Schisms are nothing new in Christian history. In fact, as part of what is known as the western catholic tradition, I’m divided in many ways from the eastern church. On the western side would be the Roman, Anglican, and Lutheran churches, on the eastern side are the Russian and Greek Orthodox churches. Among the western churches, although there are significant differences in organization and governance, there’s not much more than a nickel’s worth of theological difference between the branches, even those of us who are called Protestant. I have absolutely no issues with anything in the three creeds (Athanasian, Nicene, Apostles) that the western church holds to. I’ve been baptized, I cross myself when I pray, I worship and accept the Eucharist regularly.

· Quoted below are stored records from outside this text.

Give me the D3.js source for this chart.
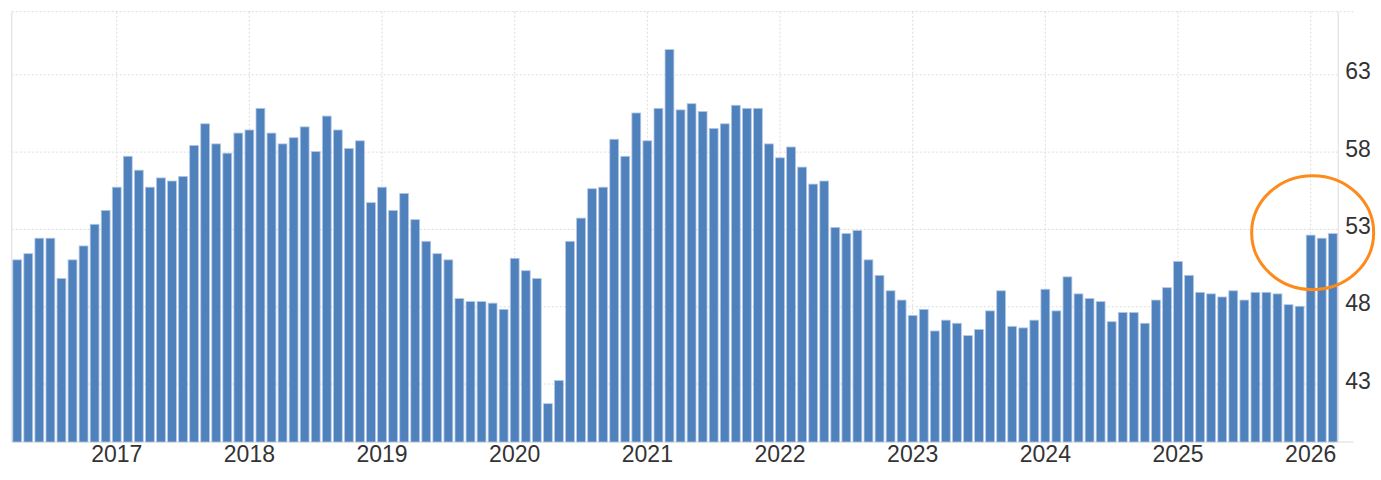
<!DOCTYPE html>
<html>
<head>
<meta charset="utf-8">
<script src="https://cdn.jsdelivr.net/npm/d3@7"></script>
<style>
  body { margin: 0; background: #fff; }
  text { font-family: "Liberation Sans", Arial, sans-serif; fill: #333; }
</style>
</head>
<body>
<svg id="chart" width="1381" height="480"></svg>
<script>
// monthly values, Apr 2016 .. Mar 2026
var startYear = 2016, startMonth = 3;   // month index 3 = April
var values = [
  51.0, 51.4, 52.4, 52.4, 49.8, 51.0, 51.9, 53.3, 54.2,
  55.7, 57.7, 56.8, 55.7, 56.3, 56.1, 56.4, 58.4, 59.8, 58.5, 57.9, 59.2,
  59.4, 60.8, 59.2, 58.5, 58.9, 59.6, 58.0, 60.3, 59.4, 58.2, 58.7, 54.7,
  55.7, 54.2, 55.3, 53.6, 52.2, 51.4, 51.0, 48.5, 48.3, 48.3, 48.2, 47.8,
  51.1, 50.3, 49.8, 41.7, 43.2, 52.2, 53.7, 55.6, 55.7, 58.8, 57.7, 60.5,
  58.7, 60.8, 64.6, 60.7, 61.1, 60.6, 59.5, 59.8, 61.0, 60.8, 60.8, 58.5,
  57.6, 58.3, 57.0, 55.9, 56.1, 53.1, 52.7, 52.9, 51.0, 50.0, 49.0, 48.4,
  47.4, 47.8, 46.4, 47.1, 46.9, 46.1, 46.5, 47.7, 49.0, 46.7, 46.6, 47.1,
  49.1, 47.7, 49.9, 48.8, 48.5, 48.3, 47.0, 47.6, 47.6, 46.9, 48.4, 49.2,
  50.9, 50.0, 48.9, 48.8, 48.6, 49.0, 48.4, 48.9, 48.9, 48.8, 48.1, 48.0,
  52.6, 52.4, 52.7
];
var yTicks = [43, 48, 53, 58, 63];
var yDomain = [39.22, 67.05];
var highlightAt = 117;   // the circle is centred on Jan 2026

var months = values.map(function(v, i) { return new Date(startYear, startMonth + i, 1); });
var data = values.map(function(v, i) { return { date: months[i], value: v }; });

var svg = d3.select("#chart");
var plotLeft = 11.7, plotRight = 1338.3, plotTop = 11.7, plotBottom = 442;

var x = d3.scaleBand()
  .domain(months.map(function(d) { return +d; }))
  .range([plotLeft, plotRight])
  .paddingInner(0.2)
  .paddingOuter(0.1);

var y = d3.scaleLinear().domain(yDomain).range([plotBottom, plotTop]);

var janTicks = months.filter(function(d) { return d.getMonth() === 0; }).map(function(d) { return +d; });

// horizontal gridlines
svg.append("g")
  .attr("class", "grid")
  .attr("transform", "translate(" + plotLeft + ",0)")
  .call(d3.axisRight(y).tickValues(yTicks).tickSize(plotRight - plotLeft).tickFormat(""))
  .call(function(g) { g.select(".domain").remove(); })
  .selectAll("line")
    .attr("stroke", "#dcdcdc")
    .attr("stroke-dasharray", "2,2");

// top border, dotted like the grid
svg.append("line").attr("x1", plotLeft).attr("x2", plotRight + 15).attr("y1", plotTop).attr("y2", plotTop)
  .attr("stroke", "#dcdcdc").attr("stroke-dasharray", "2,2");

// vertical gridlines on January (band axis already centres ticks)
svg.append("g")
  .attr("class", "grid")
  .attr("transform", "translate(0," + plotTop + ")")
  .call(d3.axisBottom(x).tickValues(janTicks).tickSize(plotBottom - plotTop).tickFormat(""))
  .call(function(g) { g.select(".domain").remove(); })
  .selectAll("line")
    .attr("stroke", "#dcdcdc")
    .attr("stroke-dasharray", "2,2");

// plot frame
svg.append("line").attr("x1", plotLeft).attr("x2", plotLeft).attr("y1", plotTop).attr("y2", plotBottom)
  .attr("stroke", "#e6e6e6").attr("stroke-width", 1.5);
svg.append("line").attr("x1", plotRight).attr("x2", plotRight).attr("y1", plotTop).attr("y2", plotBottom)
  .attr("stroke", "#e6e6e6").attr("stroke-width", 1.5);
svg.append("line").attr("x1", plotLeft).attr("x2", plotRight + 15).attr("y1", plotBottom).attr("y2", plotBottom)
  .attr("stroke", "#e6e6e6").attr("stroke-width", 1.5);

// bars
svg.append("g")
  .selectAll("rect")
  .data(data)
  .enter()
  .append("rect")
    .attr("x", function(d) { return x(+d.date); })
    .attr("width", x.bandwidth())
    .attr("y", function(d) { return y(d.value); })
    .attr("height", function(d) { return plotBottom - y(d.value); })
    .attr("fill", "#4f81bd")
    .attr("stroke", "#b4c8e4")
    .attr("stroke-width", 0.8);

// x axis labels
var xAxis = svg.append("g")
  .attr("transform", "translate(0," + plotBottom + ")")
  .call(d3.axisBottom(x).tickValues(janTicks).tickSize(0).tickPadding(4)
    .tickFormat(function(d) { return new Date(d).getFullYear(); }));
xAxis.select(".domain").remove();
xAxis.selectAll("text").style("font-size", "23px").attr("fill", "#333");

// y axis labels on the right
var yAxis = svg.append("g")
  .attr("transform", "translate(" + plotRight + ",0)")
  .call(d3.axisRight(y).tickValues(yTicks).tickSize(0).tickPadding(7));
yAxis.select(".domain").remove();
yAxis.selectAll("text").style("font-size", "23px").attr("fill", "#333").attr("dy", "0.2em");

// highlight circle around the latest months
var hv = d3.mean(values.slice(highlightAt));
svg.append("ellipse")
  .attr("cx", x(+months[highlightAt]) + x.bandwidth() / 2 + 2)
  .attr("cy", y(hv) - 3)
  .attr("rx", 61)
  .attr("ry", 57)
  .attr("fill", "none")
  .attr("stroke", "#ff8a1c")
  .attr("stroke-width", 3);
</script>
</body>
</html>
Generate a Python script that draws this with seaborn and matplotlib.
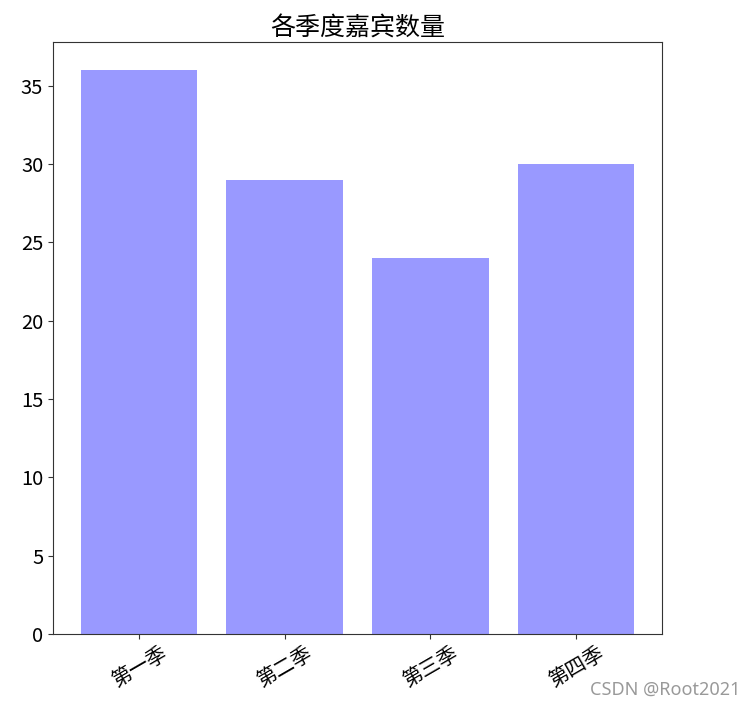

Delegates of the San Joaquin diocese met at Fresno this weekend and, by a vote of 173 to 22 (with 6 abstentions), chose to disassociate themselves from the Episcopal Church. The bishop, John-David Schofield, and the majority of churches in his diocese, have some rather bizarre theological affectations. This is the only diocese in the Episcopal Church that doesn’t ordain women as priests, for example. Their big issue, which galvanized them to secede from the national church, is the ordination of gay priests.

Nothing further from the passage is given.